Чем же объяснить столь резкую смену предпочтений? В конце 1920-х годов Эдит Ситуэлл в своей книге о Поупе легковесно преувеличивает роль литературной техники. Она считает литературу родом вышивания, словно бы лишая словa их значений. Спустя несколько лет появляются марксистские критики, скажем, Э. Апворд, которые утверждают, что «хороши» лишь книги марксистского толка. Обе позиции характерны для своего времени. Вопрос в том, почему взгляды так разнятся?

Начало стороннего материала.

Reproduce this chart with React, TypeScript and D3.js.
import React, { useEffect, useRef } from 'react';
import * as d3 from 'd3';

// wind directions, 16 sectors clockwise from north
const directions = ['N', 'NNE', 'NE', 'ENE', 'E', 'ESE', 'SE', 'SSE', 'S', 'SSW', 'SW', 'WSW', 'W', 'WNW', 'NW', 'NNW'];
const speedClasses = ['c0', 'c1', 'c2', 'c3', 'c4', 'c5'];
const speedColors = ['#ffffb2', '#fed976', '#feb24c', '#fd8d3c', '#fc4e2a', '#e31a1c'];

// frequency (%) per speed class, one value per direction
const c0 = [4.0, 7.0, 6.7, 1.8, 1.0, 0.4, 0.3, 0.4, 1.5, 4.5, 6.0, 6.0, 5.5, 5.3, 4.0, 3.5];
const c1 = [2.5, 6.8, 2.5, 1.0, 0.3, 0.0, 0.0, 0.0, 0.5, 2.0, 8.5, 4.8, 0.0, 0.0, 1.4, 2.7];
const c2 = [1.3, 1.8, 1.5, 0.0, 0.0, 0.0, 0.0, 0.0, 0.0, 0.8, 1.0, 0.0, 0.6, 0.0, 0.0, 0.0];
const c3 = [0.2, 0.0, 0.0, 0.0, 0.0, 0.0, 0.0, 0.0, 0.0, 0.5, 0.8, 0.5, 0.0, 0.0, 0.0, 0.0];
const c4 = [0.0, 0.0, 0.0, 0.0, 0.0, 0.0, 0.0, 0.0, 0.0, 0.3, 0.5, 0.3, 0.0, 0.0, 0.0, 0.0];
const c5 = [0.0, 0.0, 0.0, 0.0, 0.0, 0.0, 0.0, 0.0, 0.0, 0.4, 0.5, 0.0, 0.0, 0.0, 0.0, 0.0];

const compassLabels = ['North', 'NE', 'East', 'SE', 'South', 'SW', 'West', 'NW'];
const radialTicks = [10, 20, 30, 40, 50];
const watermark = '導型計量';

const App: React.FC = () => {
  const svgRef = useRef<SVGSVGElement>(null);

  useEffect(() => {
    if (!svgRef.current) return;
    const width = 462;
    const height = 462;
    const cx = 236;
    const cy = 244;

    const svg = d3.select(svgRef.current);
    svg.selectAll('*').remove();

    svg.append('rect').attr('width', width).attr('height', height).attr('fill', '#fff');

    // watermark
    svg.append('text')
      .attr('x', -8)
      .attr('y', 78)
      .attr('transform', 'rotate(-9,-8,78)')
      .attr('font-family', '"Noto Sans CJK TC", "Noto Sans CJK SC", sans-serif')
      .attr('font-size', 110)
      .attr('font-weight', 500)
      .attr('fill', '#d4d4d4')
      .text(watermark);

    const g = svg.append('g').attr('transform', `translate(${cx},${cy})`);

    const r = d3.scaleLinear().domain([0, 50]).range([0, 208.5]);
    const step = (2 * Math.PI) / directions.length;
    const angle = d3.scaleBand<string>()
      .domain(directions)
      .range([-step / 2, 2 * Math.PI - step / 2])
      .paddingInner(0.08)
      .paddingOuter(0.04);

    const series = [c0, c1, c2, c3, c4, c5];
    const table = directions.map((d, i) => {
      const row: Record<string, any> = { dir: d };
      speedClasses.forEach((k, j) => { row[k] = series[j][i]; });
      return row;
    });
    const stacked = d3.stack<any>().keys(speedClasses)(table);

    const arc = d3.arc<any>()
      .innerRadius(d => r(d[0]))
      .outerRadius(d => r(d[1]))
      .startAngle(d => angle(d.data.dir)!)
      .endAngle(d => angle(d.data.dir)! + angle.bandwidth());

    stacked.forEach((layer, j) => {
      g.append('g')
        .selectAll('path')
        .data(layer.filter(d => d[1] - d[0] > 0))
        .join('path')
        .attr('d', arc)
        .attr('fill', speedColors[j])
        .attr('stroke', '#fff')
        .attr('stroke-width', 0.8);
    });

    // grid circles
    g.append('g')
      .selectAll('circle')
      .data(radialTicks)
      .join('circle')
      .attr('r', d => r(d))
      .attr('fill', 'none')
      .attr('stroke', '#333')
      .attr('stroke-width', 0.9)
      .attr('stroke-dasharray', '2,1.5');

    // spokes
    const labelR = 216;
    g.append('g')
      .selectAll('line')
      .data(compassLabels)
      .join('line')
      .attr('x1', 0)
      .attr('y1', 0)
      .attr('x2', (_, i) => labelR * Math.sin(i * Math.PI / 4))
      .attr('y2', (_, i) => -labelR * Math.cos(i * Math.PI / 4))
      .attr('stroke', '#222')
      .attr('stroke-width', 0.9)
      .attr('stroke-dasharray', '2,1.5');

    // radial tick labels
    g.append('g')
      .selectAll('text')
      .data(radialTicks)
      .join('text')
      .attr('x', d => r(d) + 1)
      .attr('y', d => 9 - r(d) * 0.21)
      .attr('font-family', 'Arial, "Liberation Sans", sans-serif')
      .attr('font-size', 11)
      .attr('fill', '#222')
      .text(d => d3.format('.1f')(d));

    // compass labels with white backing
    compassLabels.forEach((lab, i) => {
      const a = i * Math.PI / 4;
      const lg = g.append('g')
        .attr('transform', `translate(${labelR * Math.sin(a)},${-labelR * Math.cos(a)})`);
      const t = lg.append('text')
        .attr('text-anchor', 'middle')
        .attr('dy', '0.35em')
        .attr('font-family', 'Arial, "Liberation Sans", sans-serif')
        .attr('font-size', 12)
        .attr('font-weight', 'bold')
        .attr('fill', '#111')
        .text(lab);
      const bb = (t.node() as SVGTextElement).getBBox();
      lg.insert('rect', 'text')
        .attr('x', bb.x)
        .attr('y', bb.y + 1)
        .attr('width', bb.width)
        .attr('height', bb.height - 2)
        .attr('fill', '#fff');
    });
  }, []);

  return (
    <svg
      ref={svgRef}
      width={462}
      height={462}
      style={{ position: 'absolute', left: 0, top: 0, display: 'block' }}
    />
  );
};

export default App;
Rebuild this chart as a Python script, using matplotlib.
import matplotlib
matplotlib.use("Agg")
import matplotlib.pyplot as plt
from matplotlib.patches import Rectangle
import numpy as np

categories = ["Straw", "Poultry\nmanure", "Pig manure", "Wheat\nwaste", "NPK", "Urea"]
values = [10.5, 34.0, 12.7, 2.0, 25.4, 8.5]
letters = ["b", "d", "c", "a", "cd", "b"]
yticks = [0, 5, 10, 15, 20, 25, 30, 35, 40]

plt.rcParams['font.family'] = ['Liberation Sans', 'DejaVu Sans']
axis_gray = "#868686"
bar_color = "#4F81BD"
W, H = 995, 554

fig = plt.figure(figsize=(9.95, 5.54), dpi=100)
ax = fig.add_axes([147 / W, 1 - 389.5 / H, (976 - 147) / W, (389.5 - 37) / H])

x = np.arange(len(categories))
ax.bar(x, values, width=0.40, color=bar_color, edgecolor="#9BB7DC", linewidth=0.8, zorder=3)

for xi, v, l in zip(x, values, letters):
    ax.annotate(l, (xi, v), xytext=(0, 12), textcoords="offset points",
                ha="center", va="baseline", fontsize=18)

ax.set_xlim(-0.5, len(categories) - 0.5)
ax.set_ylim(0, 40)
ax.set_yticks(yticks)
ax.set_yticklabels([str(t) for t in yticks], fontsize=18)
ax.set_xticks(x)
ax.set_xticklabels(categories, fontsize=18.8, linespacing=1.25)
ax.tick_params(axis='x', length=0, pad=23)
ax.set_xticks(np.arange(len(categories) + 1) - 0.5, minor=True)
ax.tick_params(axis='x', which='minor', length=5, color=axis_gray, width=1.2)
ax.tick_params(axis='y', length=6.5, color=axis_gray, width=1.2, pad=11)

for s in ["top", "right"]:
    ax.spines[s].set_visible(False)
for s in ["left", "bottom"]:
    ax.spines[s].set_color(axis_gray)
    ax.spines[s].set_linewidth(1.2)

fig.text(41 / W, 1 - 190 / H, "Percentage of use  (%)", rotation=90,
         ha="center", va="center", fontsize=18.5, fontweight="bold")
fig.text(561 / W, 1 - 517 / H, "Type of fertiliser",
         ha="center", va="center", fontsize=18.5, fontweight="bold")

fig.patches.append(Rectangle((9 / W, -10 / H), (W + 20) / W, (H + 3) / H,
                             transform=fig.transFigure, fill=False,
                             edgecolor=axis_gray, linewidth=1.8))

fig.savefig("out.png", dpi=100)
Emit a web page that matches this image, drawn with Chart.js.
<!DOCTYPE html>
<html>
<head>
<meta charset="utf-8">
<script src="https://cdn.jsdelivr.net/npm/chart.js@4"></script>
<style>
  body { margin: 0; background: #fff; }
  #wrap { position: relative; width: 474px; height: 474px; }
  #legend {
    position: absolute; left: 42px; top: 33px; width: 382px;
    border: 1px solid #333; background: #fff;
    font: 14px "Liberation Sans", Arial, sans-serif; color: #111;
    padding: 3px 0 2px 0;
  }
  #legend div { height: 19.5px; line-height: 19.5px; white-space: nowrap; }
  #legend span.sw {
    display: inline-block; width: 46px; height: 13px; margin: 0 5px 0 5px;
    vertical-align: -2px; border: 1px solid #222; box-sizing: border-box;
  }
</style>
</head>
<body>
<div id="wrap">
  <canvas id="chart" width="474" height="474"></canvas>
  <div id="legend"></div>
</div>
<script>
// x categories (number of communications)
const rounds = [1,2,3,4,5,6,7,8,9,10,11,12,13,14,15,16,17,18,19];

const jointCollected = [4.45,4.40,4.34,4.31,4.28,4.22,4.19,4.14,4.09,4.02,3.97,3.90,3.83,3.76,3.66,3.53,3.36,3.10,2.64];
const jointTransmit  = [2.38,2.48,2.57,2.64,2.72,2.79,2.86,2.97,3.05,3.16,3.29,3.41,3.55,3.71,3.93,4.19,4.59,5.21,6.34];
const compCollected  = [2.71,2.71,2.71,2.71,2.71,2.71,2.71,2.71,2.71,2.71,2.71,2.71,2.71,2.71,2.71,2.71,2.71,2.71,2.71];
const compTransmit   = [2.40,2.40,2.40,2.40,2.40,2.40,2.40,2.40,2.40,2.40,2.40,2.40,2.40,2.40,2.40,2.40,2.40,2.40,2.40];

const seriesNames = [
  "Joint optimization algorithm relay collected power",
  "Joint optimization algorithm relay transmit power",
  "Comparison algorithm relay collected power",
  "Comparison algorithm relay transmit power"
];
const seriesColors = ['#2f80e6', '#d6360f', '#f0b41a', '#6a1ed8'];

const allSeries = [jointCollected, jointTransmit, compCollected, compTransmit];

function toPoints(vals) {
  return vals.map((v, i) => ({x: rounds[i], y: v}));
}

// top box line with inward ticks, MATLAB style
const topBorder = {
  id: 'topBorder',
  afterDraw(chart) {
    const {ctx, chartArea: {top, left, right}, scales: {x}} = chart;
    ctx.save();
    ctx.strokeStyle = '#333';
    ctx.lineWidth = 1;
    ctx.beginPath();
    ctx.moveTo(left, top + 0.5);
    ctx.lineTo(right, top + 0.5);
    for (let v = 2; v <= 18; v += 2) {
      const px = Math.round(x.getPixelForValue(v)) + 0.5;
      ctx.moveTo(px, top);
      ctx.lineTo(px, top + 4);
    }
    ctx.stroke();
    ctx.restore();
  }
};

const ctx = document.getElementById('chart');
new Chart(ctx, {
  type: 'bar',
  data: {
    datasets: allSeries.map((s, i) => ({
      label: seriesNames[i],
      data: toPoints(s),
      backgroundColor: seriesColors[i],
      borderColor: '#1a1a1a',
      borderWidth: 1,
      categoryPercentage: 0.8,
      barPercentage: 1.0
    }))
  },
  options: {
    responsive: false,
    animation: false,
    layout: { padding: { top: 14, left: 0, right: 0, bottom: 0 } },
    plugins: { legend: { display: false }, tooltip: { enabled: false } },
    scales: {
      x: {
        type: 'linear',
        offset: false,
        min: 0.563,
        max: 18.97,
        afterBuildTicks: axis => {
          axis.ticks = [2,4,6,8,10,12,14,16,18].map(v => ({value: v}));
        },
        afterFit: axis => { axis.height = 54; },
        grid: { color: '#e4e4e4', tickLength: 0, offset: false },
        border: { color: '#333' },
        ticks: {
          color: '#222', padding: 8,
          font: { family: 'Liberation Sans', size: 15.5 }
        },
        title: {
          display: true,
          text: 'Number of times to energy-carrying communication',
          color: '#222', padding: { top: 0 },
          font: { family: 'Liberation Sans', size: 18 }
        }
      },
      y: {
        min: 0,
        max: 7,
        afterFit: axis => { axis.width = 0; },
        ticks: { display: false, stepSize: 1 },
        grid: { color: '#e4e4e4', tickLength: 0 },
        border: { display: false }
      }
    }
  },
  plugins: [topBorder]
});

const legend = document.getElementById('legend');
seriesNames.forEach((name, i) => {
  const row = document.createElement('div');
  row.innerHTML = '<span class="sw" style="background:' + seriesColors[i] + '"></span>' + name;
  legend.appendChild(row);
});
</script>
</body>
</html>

Я полагаю, причину следует искать во внешних обстоятельствах. В области литературы и эстетические, и политические предпочтения рождаются или, во всяком случае, формируются под влиянием социальной атмосферы того или иного периода. Теперь, когда исторический период закончился, — нет сомнения в том, что нападение Гитлера на Польшу в 1939 г. так же решительно подвело черту под одной эпохой, как великий кризис 1931 г. — под другой, — у нас появилась возможность осмотреться и осознать (яснее, чем еще несколько лет назад), насколько литературные принципы зависят от внешних обстоятельств. Обращение к литературной критике последних ста лет вызывает досаду: можно сказать, что с 1830 по 1890 гг. настоящей литературной критики не было. Это не значит, что не было хороших книг. О некоторых писателях того времени — Диккенсе, Теккерее, Троллопе и других — вероятно, будут помнить дольше, чем об их преемниках. Однако викторианская Англия не знала литераторов, которых можно было бы поставить в один ряд с Флобером, Бодлером и Готье. В те годы вряд ли существовало понятие эстетической добросовестности. Для английского писателя середины викторианской эпохи книга была либо источником дохода, либо рупором проповедника. Англия менялась очень быстро, на развалинах старой аристократии поднялась новая финансовая элита, связи с Европой ослабли, старые традиции в искусстве пресеклись. Английские авторы середины XIX века были варварами, хотя среди них и встречались такие талантливые художники, как Диккенс.

К концу века контакты с Европой — благодаря Мэтью Арнольду, Пейтеру, Оскару Уайльду и многим другим, — возобновились, и почтительное отношение к литературной форме и технике вернулось. Именно тогда появляется понятие «искусства для искусства» — нам оно кажется старомодным, но лучшего пока не придумали. Поскольку 1890-е — 1930-е года стали временем покоя и безопасности, этот подход оказался живучим и долгие годы считался само собой разумеющимся. Это был, если можно так выразиться, золотой полдень капитализма, и даже Первой мировой войне не удалось его всерьез омрачить. Та война уничтожила десять миллионов человек, но она не смогла потрясти мир так, как это сделает и уже сделала нынешняя война. Можно сказать, что каждый европеец того времени свято верил, что цивилизация вечна. Человек мог быть счастлив или несчастен, но в глубине души он чувствовал: основы мироздания незыблемы. В такой атмосфере можно быть и беспристрастным интеллектуалом, и дилетантом. Именно это позволило критику Сейнтсбери, закоренелому консерватору и верному сыну англиканской церкви, справедливо оценивать сочинения тех авторов, чьи политические и нравственные позиции вызывали его негодование.